General

Preconstruction

Also known as: Precon

The phase before construction starts where the contractor consults on design, estimating, scheduling, constructability, and procurement.

Preconstruction is the project phase between contract award and the start of physical construction. The contractor (typically under a CMAR or design-build delivery, or as paid pre-construction services in DBB) collaborates with the owner and design team on: estimating at multiple design milestones, constructability review, value engineering, schedule development, long-lead procurement strategy, subcontractor pre-qualification, permitting strategy, and budget control.

Well-executed preconstruction reduces total project risk far more than its cost. Constructability comments at 30% drawings cost 1/100th of the same change at 90%. Long-lead orders placed during preconstruction save weeks of total schedule. Pre-qualified sub list ensures bid coverage on every trade. Owner education through preconstruction also reduces change-order conflict during execution because the owner already understands what is in the budget and what is not. The contractors who deliver projects on time and on budget consistently invest heavily in preconstruction.

Frequently asked questions

How long does preconstruction take?+

Varies with project size. Small commercial: 4 to 8 weeks. Mid commercial: 2 to 4 months. Large commercial: 4 to 12 months. The phase runs from contract award through the start of construction, often paralleling the final stages of design and the permit cycle.

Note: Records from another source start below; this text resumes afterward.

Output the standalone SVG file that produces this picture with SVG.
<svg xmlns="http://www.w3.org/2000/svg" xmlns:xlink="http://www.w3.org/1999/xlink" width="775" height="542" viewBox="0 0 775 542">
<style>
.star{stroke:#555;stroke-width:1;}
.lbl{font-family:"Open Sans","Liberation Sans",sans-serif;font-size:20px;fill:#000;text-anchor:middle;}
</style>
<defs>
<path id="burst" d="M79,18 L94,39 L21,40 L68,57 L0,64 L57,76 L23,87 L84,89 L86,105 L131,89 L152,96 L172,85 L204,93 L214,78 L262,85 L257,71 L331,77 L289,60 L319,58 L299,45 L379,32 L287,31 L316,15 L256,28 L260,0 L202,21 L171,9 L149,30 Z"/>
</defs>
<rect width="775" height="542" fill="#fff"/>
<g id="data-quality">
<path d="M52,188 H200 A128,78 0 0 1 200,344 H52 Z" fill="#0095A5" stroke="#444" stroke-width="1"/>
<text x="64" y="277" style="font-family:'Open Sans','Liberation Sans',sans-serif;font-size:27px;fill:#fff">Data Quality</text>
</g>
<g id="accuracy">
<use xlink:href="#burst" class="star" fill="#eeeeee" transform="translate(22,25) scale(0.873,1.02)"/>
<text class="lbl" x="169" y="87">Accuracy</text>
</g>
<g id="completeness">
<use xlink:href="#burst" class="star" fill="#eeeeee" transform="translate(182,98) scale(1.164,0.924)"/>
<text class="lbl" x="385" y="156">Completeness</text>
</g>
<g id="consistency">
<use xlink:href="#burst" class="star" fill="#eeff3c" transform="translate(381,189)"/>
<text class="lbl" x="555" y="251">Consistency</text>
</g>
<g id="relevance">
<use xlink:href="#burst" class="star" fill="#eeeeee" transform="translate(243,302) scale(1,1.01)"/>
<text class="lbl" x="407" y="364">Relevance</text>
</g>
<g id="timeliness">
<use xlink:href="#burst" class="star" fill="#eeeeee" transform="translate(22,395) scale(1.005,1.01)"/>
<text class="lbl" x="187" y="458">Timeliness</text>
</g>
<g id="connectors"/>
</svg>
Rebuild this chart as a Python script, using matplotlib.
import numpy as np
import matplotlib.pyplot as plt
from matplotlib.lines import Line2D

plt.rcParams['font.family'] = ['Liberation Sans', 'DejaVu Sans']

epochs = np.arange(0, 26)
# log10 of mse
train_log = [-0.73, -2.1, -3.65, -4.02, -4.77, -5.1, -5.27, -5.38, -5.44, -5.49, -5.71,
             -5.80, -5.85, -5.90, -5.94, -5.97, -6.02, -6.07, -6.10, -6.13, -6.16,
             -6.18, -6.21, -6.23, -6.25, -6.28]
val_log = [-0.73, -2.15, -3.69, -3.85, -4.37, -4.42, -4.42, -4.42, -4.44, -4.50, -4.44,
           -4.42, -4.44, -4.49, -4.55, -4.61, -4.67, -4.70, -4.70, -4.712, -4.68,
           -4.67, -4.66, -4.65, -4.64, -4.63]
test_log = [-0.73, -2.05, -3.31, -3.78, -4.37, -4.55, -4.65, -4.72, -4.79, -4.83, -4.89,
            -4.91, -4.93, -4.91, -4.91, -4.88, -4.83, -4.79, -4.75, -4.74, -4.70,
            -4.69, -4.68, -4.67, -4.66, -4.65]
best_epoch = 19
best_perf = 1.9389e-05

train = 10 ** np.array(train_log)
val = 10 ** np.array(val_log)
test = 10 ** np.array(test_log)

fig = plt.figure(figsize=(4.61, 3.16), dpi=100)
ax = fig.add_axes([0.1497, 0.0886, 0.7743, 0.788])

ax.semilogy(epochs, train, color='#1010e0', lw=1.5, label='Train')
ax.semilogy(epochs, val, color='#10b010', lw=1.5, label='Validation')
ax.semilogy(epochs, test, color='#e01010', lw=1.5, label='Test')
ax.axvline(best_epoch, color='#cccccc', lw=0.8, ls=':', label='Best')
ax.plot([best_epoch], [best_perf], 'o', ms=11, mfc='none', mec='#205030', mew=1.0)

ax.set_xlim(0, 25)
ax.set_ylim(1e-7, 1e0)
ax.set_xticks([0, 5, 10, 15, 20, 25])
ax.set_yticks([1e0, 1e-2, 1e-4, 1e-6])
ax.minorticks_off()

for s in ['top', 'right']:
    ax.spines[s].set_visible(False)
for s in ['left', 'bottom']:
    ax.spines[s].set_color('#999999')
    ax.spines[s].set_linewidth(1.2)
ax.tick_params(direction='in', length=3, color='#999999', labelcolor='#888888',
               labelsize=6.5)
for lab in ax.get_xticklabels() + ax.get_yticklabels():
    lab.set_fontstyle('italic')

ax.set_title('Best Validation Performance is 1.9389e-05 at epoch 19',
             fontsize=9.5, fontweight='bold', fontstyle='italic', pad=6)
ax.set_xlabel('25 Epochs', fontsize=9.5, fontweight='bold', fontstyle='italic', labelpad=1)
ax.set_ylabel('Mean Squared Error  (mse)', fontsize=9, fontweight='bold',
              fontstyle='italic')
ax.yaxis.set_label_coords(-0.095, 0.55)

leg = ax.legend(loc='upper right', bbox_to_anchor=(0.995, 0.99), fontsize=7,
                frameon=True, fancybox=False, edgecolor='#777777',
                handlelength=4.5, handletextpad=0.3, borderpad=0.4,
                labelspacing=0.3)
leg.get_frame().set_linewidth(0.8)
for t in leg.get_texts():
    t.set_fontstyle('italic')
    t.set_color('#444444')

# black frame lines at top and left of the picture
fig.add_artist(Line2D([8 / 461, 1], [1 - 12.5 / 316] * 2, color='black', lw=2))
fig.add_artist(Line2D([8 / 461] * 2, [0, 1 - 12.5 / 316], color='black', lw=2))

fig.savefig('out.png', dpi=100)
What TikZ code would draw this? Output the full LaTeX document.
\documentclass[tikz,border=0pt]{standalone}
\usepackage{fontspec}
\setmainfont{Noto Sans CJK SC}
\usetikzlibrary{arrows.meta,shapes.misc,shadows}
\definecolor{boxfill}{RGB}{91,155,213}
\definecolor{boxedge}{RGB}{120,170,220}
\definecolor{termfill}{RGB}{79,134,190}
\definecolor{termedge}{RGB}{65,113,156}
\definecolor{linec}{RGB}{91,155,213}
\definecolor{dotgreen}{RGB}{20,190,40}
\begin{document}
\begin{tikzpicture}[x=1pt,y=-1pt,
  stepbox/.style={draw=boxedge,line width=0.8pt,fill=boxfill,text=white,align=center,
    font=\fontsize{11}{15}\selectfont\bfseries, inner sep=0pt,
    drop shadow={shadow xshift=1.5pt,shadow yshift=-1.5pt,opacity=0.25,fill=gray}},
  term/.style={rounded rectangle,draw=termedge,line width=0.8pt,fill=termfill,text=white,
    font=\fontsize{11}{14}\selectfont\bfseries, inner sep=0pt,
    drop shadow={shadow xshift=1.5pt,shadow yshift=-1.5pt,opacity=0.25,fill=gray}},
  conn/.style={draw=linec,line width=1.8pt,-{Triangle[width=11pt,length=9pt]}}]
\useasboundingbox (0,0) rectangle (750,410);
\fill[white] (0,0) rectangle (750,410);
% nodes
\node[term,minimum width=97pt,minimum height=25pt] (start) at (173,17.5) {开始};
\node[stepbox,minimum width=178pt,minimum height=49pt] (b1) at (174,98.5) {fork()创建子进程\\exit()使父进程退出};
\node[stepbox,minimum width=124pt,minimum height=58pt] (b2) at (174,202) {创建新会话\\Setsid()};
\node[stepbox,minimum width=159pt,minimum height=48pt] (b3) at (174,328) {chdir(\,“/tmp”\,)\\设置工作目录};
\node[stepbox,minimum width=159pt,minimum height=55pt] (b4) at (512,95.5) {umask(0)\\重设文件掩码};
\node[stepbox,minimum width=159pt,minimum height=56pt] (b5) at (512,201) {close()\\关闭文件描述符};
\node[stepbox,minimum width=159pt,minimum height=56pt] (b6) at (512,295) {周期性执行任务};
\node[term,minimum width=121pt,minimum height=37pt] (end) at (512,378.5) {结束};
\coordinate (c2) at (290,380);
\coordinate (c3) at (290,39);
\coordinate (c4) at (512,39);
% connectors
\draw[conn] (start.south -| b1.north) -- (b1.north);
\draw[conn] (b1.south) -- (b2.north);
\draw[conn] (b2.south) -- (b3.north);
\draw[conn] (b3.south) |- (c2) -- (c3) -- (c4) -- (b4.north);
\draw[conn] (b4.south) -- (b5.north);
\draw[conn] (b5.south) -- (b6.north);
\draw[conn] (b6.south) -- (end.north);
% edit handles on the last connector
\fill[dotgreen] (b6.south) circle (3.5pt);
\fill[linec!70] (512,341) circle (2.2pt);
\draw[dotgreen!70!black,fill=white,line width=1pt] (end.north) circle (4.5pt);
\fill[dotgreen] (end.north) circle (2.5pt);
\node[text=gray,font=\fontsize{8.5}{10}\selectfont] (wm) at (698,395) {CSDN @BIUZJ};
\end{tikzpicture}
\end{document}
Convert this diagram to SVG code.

What deliverables come out of preconstruction?+

Multiple-milestone estimates (typically at 30%, 60%, 90% drawings), constructability comments, value engineering options, baseline schedule, long-lead procurement plan, pre-qualified subcontractor list, permitting strategy, and a Guaranteed Maximum Price (on CMAR) or final lump sum (on design-build).

Is preconstruction billable?+

On CMAR and design-build delivery, yes. The contractor charges a preconstruction fee (often a fixed lump sum or hourly billing rate) for the consulting work before construction starts. On DBB, preconstruction services are typically not billable; the GC arrives only after design is complete.